Peanut crossed the room, weaving through the row of metal folding chairs, picking up the discarded news releases they’d handed out. Her black rubber clogs made a thumping sound on the floor. Cal went along behind her, grabbing the chairs, clanging them shut.
Within moments the podium was the only remaining evidence of today’s press conference. Soon there would be no audience for any of this. The pressure of that knowledge had been building in Julia, filling her lungs like a slow-growing case of pneumonia.

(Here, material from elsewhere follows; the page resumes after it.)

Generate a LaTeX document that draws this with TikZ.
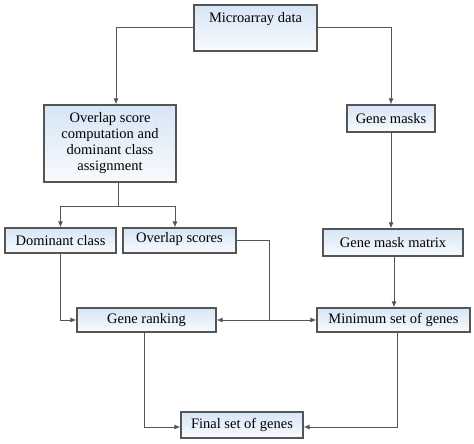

The milestones she’d reported to the media today were important. In ordinary therapy, the amount of progress Alice had made in three weeks would be considered successful. Now the child could eat with utensils and use the toilet. She’d even come so far as to show sympathy for someone else, but none of it answered the central question of identity. None of it would get Alice back to her family and her real life. None of it would guarantee that Julia could keep working with her. In fact, with every day that passed in the child’s silence, Julia felt her grasp on her confidence loosen. At night, as she lay in her bed, listening to Alice’s quiet nightmares and violent moments, Julia thought: Am I good enough?
Or worse: What am I missing this time?
“You did a great job today,” Peanut said, trying to force a smile. It was the same thing she’d said after each press conference.
“Thanks,” was Julia’s standard answer. “I better get back,” she said, bending down for her briefcase.
Peanut nodded, then yelled to Cal, “I’m takin’ her home.”
Julia followed Peanut out of the station and into the gunmetal gray light of sundown. In the car, they both stared straight ahead. Garth Brooks’s voice floated through the speakers, complaining about friends in low places.
“So . . . I guess it isn’t going so well, huh?” Peanut said, strumming her black-and-white checkerboard fingernails on the steering wheel at the four-way stop.